I was thinking we might do something a little different with the CLC Blog this winter. I am in the habit of doing a Winter Bible Study with the Racing Blog and thought I might parallel it here. So, as we settle in for the winter let’s take a closer look at a passage of Scripture and spend some time getting closer to God. I thought we might take a look at Jesus’ first public preaching, The Sermon on the Mount, from Matthew’s Gospel chapters 5-7. Join with me over the next few weeks as we look at some excerpts from this passage. Greetings in the name of our Lord and Savior, Jesus Christ.
When we begin any relationship there is that period of getting to know each other. With the New Year I encouraged us to start 2022 with a renewed commitment to follow Christ. This may be the first time you made this effort or the hundredth time, no matter, Jesus is in the forgiving and restoration business and he wipes the slate clean. The Sermon on the Mount is the first time Jesus taught in His public ministry. It contains some of the most significant lessons we can learn as Christians.
It seems the world we live in has cranked up the pressure. No matter what we are involved in we seem to be under more pressure to have all the answers, move at warp speed and be perfect. Grace seems to be a lost commodity. When we get so focused on what we are doing we forget what is going on around us. When we are under the pressure of performance some things rise to the surface that don’t reflect well on us.
How do we perform under the microscope? Will people see our true character? When they do, will they see the love of Jesus? All good questions that many times we don’t find the answer to until the pressure is increased.
When we put that pressure on ourselves, we sometimes do not represent God well. We lose sight of what we have been called to become in Christ and we revert back to being self-focused and self-serving. We forget to look around and see what others are going through. That is not a good way to live. Sure, we all know the type, out for number one, but is that the person you reach out to when you need some encouragement or support?
Being aware of our environment and surroundings would serve us better. We should be observant, looking around for the opportunities that God has for us. When we turn our focus internally, we do not see or hear the voice of God very well.
Let’s dig into the passage; Jesus encourages us to remember who we are called to be.
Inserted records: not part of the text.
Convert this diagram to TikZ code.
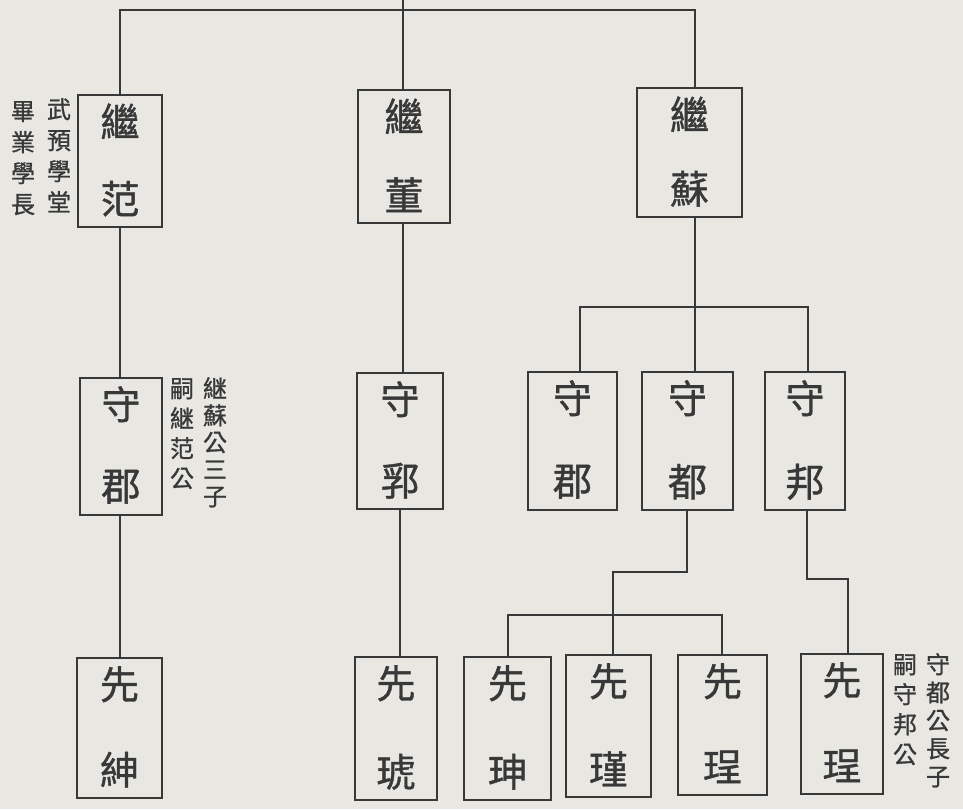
\documentclass[tikz,border=0pt]{standalone}
\usepackage{fontspec}
\newfontfamily\cjk{Noto Sans CJK TC}[FakeBold=1]
\usetikzlibrary{fit,calc}
\definecolor{paper}{HTML}{E8E7E1}
\definecolor{ink}{HTML}{383838}
\tikzset{
  box/.style={draw=ink, line width=1.5pt, inner sep=0pt, rectangle},
  char/.style={font=\cjk\fontsize{39}{39}\selectfont, text=ink, inner sep=0pt},
  anno/.style={font=\cjk\fontsize{24}{#1}\selectfont, text=ink, align=center, inner sep=0pt, anchor=north},
  link/.style={draw=ink, line width=1.5pt},
}
\newcommand\fambox[7]{%
  \node[box, fit={(#2,#3) (#4,#5)}] (#1) {};
  \node[char] (#1-a) at ($(#1.north)+(0,27)$) {#6};
  \node[char] (#1-b) at ($(#1.south)+(0,-29)$) {#7};
}
\begin{document}
\begin{tikzpicture}[x=1pt,y=-1pt]
\fill[paper] (0,0) rectangle (963,809);
\useasboundingbox (0,0) rectangle (963,809);
% generation 1
\fambox{A}{78}{95}{162}{227}{繼}{范}
\fambox{B}{358}{90}{450}{223}{繼}{董}
\fambox{C}{637}{88}{742}{217}{繼}{蘇}
% generation 2
\fambox{D}{80}{378}{162}{515}{守}{郡}
\fambox{E}{357}{373}{443}{509}{守}{郛}
\fambox{F}{528}{372}{617}{510}{守}{郡}
\fambox{G}{642}{372}{733}{510}{守}{都}
\fambox{H}{765}{372}{845}{510}{守}{邦}
% generation 3
\fambox{I}{77}{658}{162}{798}{先}{紳}
\fambox{J}{355}{657}{437}{800}{先}{琥}
\fambox{K}{464}{657}{551}{800}{先}{珅}
\fambox{L}{566}{655}{651}{797}{先}{瑾}
\fambox{M}{678}{655}{767}{795}{先}{珵}
\fambox{N}{801}{654}{883}{794}{先}{珵}
% annotations
\node[anno=31] (annA1) at (59,98) {武\\預\\學\\堂};
\node[anno=31] (annA2) at (23,101) {畢\\業\\學\\長};
\node[anno=27] (annD1) at (215,377) {継\\蘇\\公\\三\\子};
\node[anno=30] (annD2) at (182,378) {嗣\\継\\范\\公};
\node[anno=28] (annN1) at (938,653) {守\\都\\公\\長\\子};
\node[anno=30] (annN2) at (905,654) {嗣\\守\\邦\\公};
% connectors
\coordinate (top) at (403,0);
\coordinate (barL) at (120,10);
\coordinate (barR) at (695,10);
\draw[link] (top) -- (top |- B.north);
\draw[link] (barL |- A.north) -- (barL) -- (barR) -- (barR |- C.north);
\draw[link] (barL |- A.south) -- (barL |- D.north);
\draw[link] (barL |- D.south) -- (barL |- I.north);
\coordinate (mid1) at (403,300);
\coordinate (mid2) at (400,600);
\draw[link] (mid1 |- B.south) -- (mid1 |- E.north);
\draw[link] (mid2 |- E.south) -- (mid2 |- J.north);
\coordinate (cbus) at (695,307);
\coordinate (busF) at (580,307);
\coordinate (busH) at (808,307);
\draw[link] (cbus |- C.south) -- (cbus |- G.north);
\draw[link] (busF |- F.north) -- (busF) -- (busH) -- (busH |- H.north);
\coordinate (g1) at (687,572);
\coordinate (g2) at (613,572);
\draw[link] (g1 |- G.south) -- (g1) -- (g2) -- (g2 |- L.north);
\coordinate (kb) at (508,615);
\coordinate (mb) at (722,615);
\draw[link] (kb |- K.north) -- (kb) -- (mb) -- (mb |- M.north);
\coordinate (h1) at (807,579);
\coordinate (h2) at (848,579);
\draw[link] (h1 |- H.south) -- (h1) -- (h2) -- (h2 |- N.north);
\end{tikzpicture}
\end{document}
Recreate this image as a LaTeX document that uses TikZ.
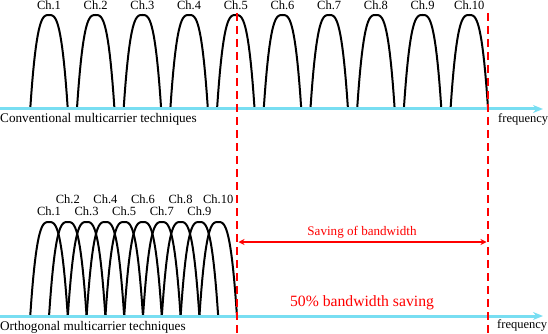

Matthew 5:13-16;NLT; “You are the salt of the earth. But what good is salt if it has lost its flavor? Can you make it salty again? It will be thrown out and trampled underfoot as worthless.
14 “You are the light of the world—like a city on a hilltop that cannot be hidden. 15 No one lights a lamp and then puts it under a basket. Instead, a lamp is placed on a stand, where it gives light to everyone in the house. 16 In the same way, let your good deeds shine out for all to see, so that everyone will praise your heavenly Father.
Jesus uses two analogies, salt and light. Let’s take a look at salt first.
We all use salt. We use it for different things such as to season food, preserve food or melting ice. When we use it as a seasoning, we do so to enhance the flavor. Take a look around and see if we are enhancing those around us. Are we making things worse or better?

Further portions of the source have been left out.